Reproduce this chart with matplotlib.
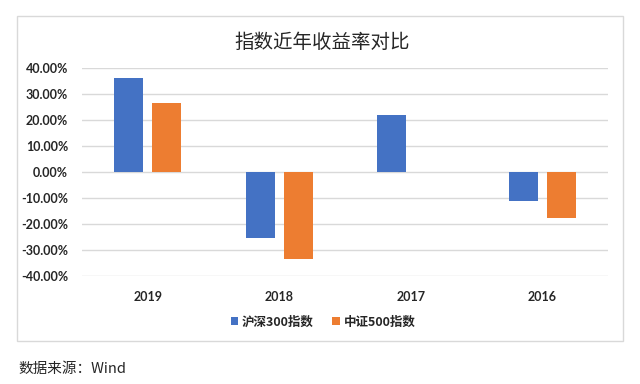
import matplotlib.pyplot as plt
import matplotlib.patches as patches
import numpy as np

plt.rcParams['font.family'] = ['Noto Sans CJK SC', 'DejaVu Sans']

years = ["2019", "2018", "2017", "2016"]
hs300 = [36.07, -25.31, 21.78, -11.28]
zz500 = [26.38, -33.32, 0.0, -17.78]
series_names = ["沪深300指数", "中证500指数"]
colors = ["#4472C4", "#ED7D31"]

W, H = 640, 384
fig = plt.figure(figsize=(6.4, 3.84), dpi=100)

# outer chart frame
fig.patches.append(patches.Rectangle((17 / W, 1 - 341 / H), (623 - 17) / W, (341 - 16) / H,
                                     transform=fig.transFigure, fill=False,
                                     edgecolor="#D9D9D9", linewidth=1))

ax = fig.add_axes([82 / W, 1 - 276 / H, (608 - 82) / W, (276 - 68) / H])
x = np.arange(len(years))
width = 0.22
offset = 0.143
ax.bar(x - offset, hs300, width, color=colors[0], label=series_names[0], zorder=3)
ax.bar(x + offset, zz500, width, color=colors[1], label=series_names[1], zorder=3)

ax.set_xlim(-0.5, 3.5)
ax.set_ylim(-40, 40)
ax.set_yticks(np.arange(-40, 41, 10))
ax.set_yticklabels([f"{v:.2f}%" for v in np.arange(-40, 41, 10)])
ax.set_xticks(x)
ax.set_xticklabels(years)
ax.grid(axis="y", color="#D9D9D9", linewidth=1, zorder=0)
for s in ax.spines.values():
    s.set_visible(False)
ax.tick_params(length=0)
ax.tick_params(axis="x", pad=11)
ax.tick_params(axis="y", pad=10)
for lab in ax.get_xticklabels() + ax.get_yticklabels():
    lab.set_fontfamily(["Lato", "DejaVu Sans"])
    lab.set_fontweight("bold")
    lab.set_fontsize(9)
    lab.set_color("#262626")

fig.text(322 / W, 1 - 42 / H, "指数近年收益率对比", ha="center", va="center",
         fontsize=14, color="#262626")

leg = fig.legend(loc="center", bbox_to_anchor=(323 / W, 1 - 322 / H), ncol=2,
                 frameon=False, fontsize=9, handlelength=0.6, handleheight=0.6,
                 handletextpad=0.3, columnspacing=1.5)
for t in leg.get_texts():
    t.set_fontweight("bold")
    t.set_color("#262626")

fig.text(18 / W, 1 - 369 / H, "数据来源：Wind", ha="left", va="center",
         fontsize=10.5, color="#262626")

fig.savefig("out.png", dpi=100, facecolor="white")
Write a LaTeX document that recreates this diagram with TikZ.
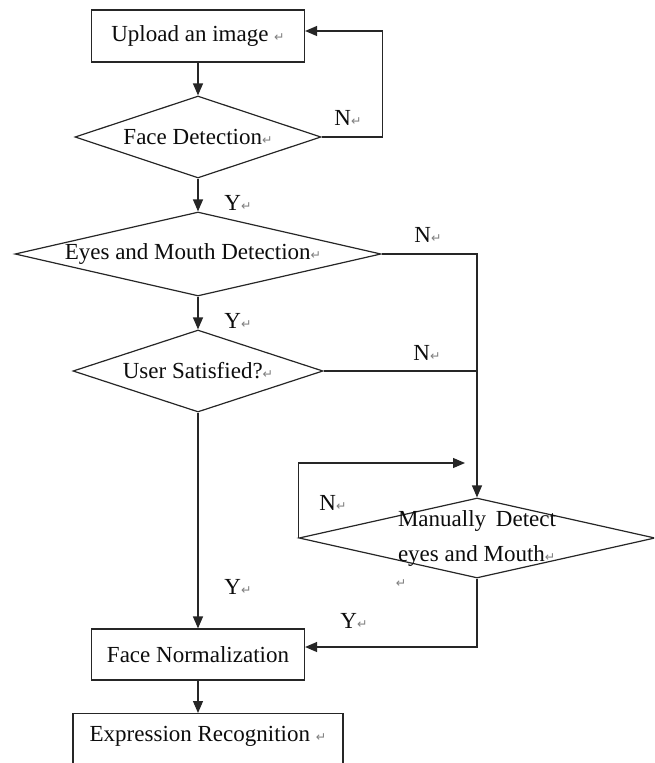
\documentclass[tikz,border=0pt]{standalone}
\usepackage{fontspec}
\setmainfont{Liberation Serif}
\newfontfamily\retfont{DejaVu Sans}
\usetikzlibrary{arrows.meta,shapes.geometric}
% Word-style paragraph mark that follows most texts
\newcommand\pmark{{\retfont\fontsize{12.5}{12.5}\selectfont\textcolor{black!50}{↵}}}

\begin{document}
\begin{tikzpicture}[x=1pt,y=-1pt,
  every node/.style={font=\fontsize{23}{27}\selectfont, text=black!95},
  box/.style={draw=black!85, line width=1.2pt, rectangle, inner sep=0pt},
  dec/.style={draw=black!85, line width=1.2pt, diamond, aspect=1, inner sep=0pt},
  flow/.style={draw=black!85, line width=1.2pt},
  arr/.style={flow, -{Triangle[length=12pt,width=10pt]}},
  lbl/.style={inner sep=0pt}]
\clip (0,0) rectangle (654,763);
\fill[white] (0,0) rectangle (654,763);

% process boxes
\node[box, minimum width=213pt, minimum height=52pt] (up) at (198,36) {Upload an image \pmark};
\node[box, minimum width=213pt, minimum height=51pt] (fn) at (198,654.5) {Face Normalization};
\node[box, anchor=north, minimum width=270pt, text height=28pt, text depth=50pt] (er) at (208,713) {Expression Recognition \pmark};

% decisions
\node[dec, minimum width=246pt, minimum height=82pt] (fd) at (198,137) {\makebox[0pt]{Face Detection\pmark}};
\node[dec, minimum width=366pt, minimum height=84pt] (em) at (198,254) {\makebox[0pt]{\hspace*{-10pt}Eyes and Mouth Detection\pmark}};
\node[dec, minimum width=250pt, minimum height=82pt] (us) at (198,371) {\makebox[0pt]{User Satisfied?\pmark}};
\node[dec, minimum width=356pt, minimum height=80pt] (md) at (477,538)
  {\makebox[0pt]{\parbox{158pt}{\fontsize{23}{35}\selectfont\makebox[158pt][s]{Manually Detect}\\eyes and Mouth\pmark}}};

% branch labels
\node[lbl] (n1) at (348,118) {N\pmark};
\node[lbl] (y1) at (238,203) {Y\pmark};
\node[lbl] (n2) at (428,235) {N\pmark};
\node[lbl] (y2) at (238,321) {Y\pmark};
\node[lbl] (n3) at (427,353) {N\pmark};
\node[lbl] (n4) at (333,503) {N\pmark};
\node[lbl] (y3) at (238,587) {Y\pmark};
\node[lbl] (y4) at (354,621) {Y\pmark};
\node[lbl] (stray) at (401,584) {\pmark};

% connectors
\coordinate (back) at (465,463);
\draw[arr] (up) -- (fd);
\draw[arr] (fd.east) -- ++(61,0) |- ([yshift=5pt]up.east);
\draw[arr] (fd) -- (em);
\draw[arr] (em) -- (us);
\draw[arr] (em.east) -| (md.north);
\draw[flow] (us.east) -- (us.east -| md.north);
\draw[arr] (us) -- (fn);
\draw[arr] (md.west) |- (back);
\draw[arr] (md.south) |- ([yshift=7.5pt]fn.east);
\draw[arr] (fn.south) -- (fn.south |- er.north);
\end{tikzpicture}
\end{document}
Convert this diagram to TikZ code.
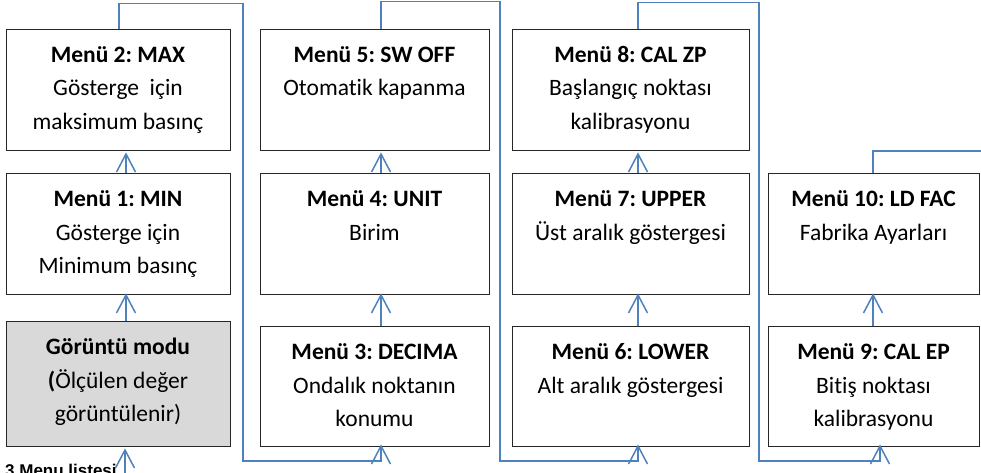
\documentclass[tikz,border=0pt]{standalone}
\usepackage{fontspec}
\setmainfont{Carlito}[Ligatures=CommonOff]
\newfontfamily\capfont{Liberation Sans}
\usetikzlibrary{calc}
\definecolor{lnblue}{HTML}{4F81BD}
\definecolor{boxgray}{HTML}{D9D9D9}
\frenchspacing
\newcommand{\bxt}[3]{\parbox[c][#2][t]{#1}{\centering\frenchspacing\fontsize{23.5}{33.5}\selectfont\rule{0pt}{33.5pt}#3}}
\tikzset{
  menubox/.style={draw=black!85, line width=0.9pt, inner sep=0pt, outer sep=0pt, anchor=north west},
  conn/.style={draw=lnblue, line width=1.5pt},
  vhead/.pic={\draw[conn, line join=miter] (-9.5,18) -- (0,0) -- (9.5,18);},
  captext/.style={anchor=base west, inner sep=0pt, font=\capfont\bfseries\fontsize{17}{20}\selectfont}
}
\begin{document}
\begin{tikzpicture}[x=1pt,y=-1pt]
\useasboundingbox (0,0) rectangle (981,473);
% column 1
\node[menubox] (m2) at (6,29) {\bxt{224pt}{121pt}{\textbf{Menü 2: MAX}\\Gösterge~ için\\maksimum basınç}};
\node[menubox] (m1) at (6,173) {\bxt{224pt}{121pt}{\textbf{Menü 1: MIN}\\Gösterge için\\Minimum basınç}};
\node[menubox, fill=boxgray] (disp) at (6,321) {\bxt{224pt}{125pt}{\textbf{Görüntü modu}\\\textbf{(}Ölçülen değer\\görüntülenir)}};
% column 2
\node[menubox] (m5) at (260,29) {\bxt{229pt}{121pt}{\textbf{Menü 5: SW OFF}\\Otomatik kapanma}};
\node[menubox] (m4) at (260,173) {\bxt{229pt}{121pt}{\textbf{Menü 4: UNIT}\\Birim}};
\node[menubox] (m3) at (260,326) {\bxt{229pt}{120pt}{\textbf{Menü 3: DECIMA}\\Ondalık noktanın\\konumu}};
% column 3
\node[menubox] (m8) at (512,29) {\bxt{237pt}{121pt}{\textbf{Menü 8: CAL ZP}\\Başlangıç noktası\\kalibrasyonu}};
\node[menubox] (m7) at (512,173) {\bxt{237pt}{121pt}{\textbf{Menü 7: UPPER}\\Üst aralık göstergesi}};
\node[menubox] (m6) at (512,326) {\bxt{237pt}{120pt}{\textbf{Menü 6: LOWER}\\Alt aralık göstergesi}};
% column 4
\node[menubox] (m10) at (768,173) {\bxt{211pt}{121pt}{\textbf{Menü 10: LD FAC}\\Fabrika Ayarları}};
\node[menubox] (m9) at (768,326) {\bxt{211pt}{120pt}{\textbf{Menü 9: CAL EP}\\Bitiş noktası\\kalibrasyonu}};
% caption
\node[captext] (cap) at (5,476) {3 Menu listesi};
% routing coordinates
\coordinate (ta) at (243,3.5);
\coordinate (ba) at (243,461);
\coordinate (tb) at (500,1.5);
\coordinate (bb) at (500,461);
\coordinate (tc) at (759,2.5);
\coordinate (bc) at (759,461);
\coordinate (te) at (985,151);
\coordinate (entry) at ($(disp.south)+(7,34)$);
% tip points
\coordinate (h0) at ($(disp.south)+(7,4)$);
\coordinate (h1) at ($(m1.south)+(8,1)$);
\coordinate (h2) at ($(m2.south)+(8,4)$);
\coordinate (h3) at ($(m3.south)+(6.5,0)$);
\coordinate (h4) at ($(m4.south)+(6.5,1)$);
\coordinate (h5) at ($(m5.south)+(6.5,4)$);
\coordinate (h6) at ($(m6.south)+(7.5,0)$);
\coordinate (h7) at ($(m7.south)+(7.5,1)$);
\coordinate (h8) at ($(m8.south)+(7.5,4)$);
\coordinate (h9) at ($(m9.south)+(6.5,0)$);
\coordinate (h10) at ($(m10.south)+(-0.5,1)$);
% arrows within columns
\draw[conn] (entry) -- (h0);
\draw[conn] ($(disp.north)+(8,0)$) -- (h1);
\draw[conn] ($(m1.north)+(8,0)$) -- (h2);
\draw[conn] ($(m3.north)+(6.5,0)$) -- (h4);
\draw[conn] ($(m4.north)+(6.5,0)$) -- (h5);
\draw[conn] ($(m6.north)+(7.5,0)$) -- (h7);
\draw[conn] ($(m7.north)+(7.5,0)$) -- (h8);
\draw[conn] ($(m9.north)+(-0.5,0)$) -- (h10);
% connectors between columns
\draw[conn] ($(m2.north)+(1,0)$) |- (ta) -- (ba) -| (h3);
\draw[conn] ($(m5.north)+(6.5,0)$) |- (tb) -- (bb) -| (h6);
\draw[conn] ($(m8.north)+(7.5,0)$) |- (tc) -- (bc) -| (h9);
\draw[conn] ($(m10.north)+(-0.5,0)$) |- (te);
% arrow heads
\foreach \h in {h0,h1,h2,h3,h4,h5,h6,h7,h8,h9,h10} { \pic at (\h) {vhead}; }
\end{tikzpicture}
\end{document}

+-------+

▶ **Your objective**
Copy, word for word, the entries above from the first line to the line that holds "fig = plt.figure(figsize=(6.4, 3.84), dpi=100)". Drop the pictures.

▶ **Written reply**
Reproduce this chart with matplotlib.
import matplotlib.pyplot as plt
import matplotlib.patches as patches
import numpy as np

plt.rcParams['font.family'] = ['Noto Sans CJK SC', 'DejaVu Sans']

years = ["2019", "2018", "2017", "2016"]
hs300 = [36.07, -25.31, 21.78, -11.28]
zz500 = [26.38, -33.32, 0.0, -17.78]
series_names = ["沪深300指数", "中证500指数"]
colors = ["#4472C4", "#ED7D31"]

W, H = 640, 384
fig = plt.figure(figsize=(6.4, 3.84), dpi=100)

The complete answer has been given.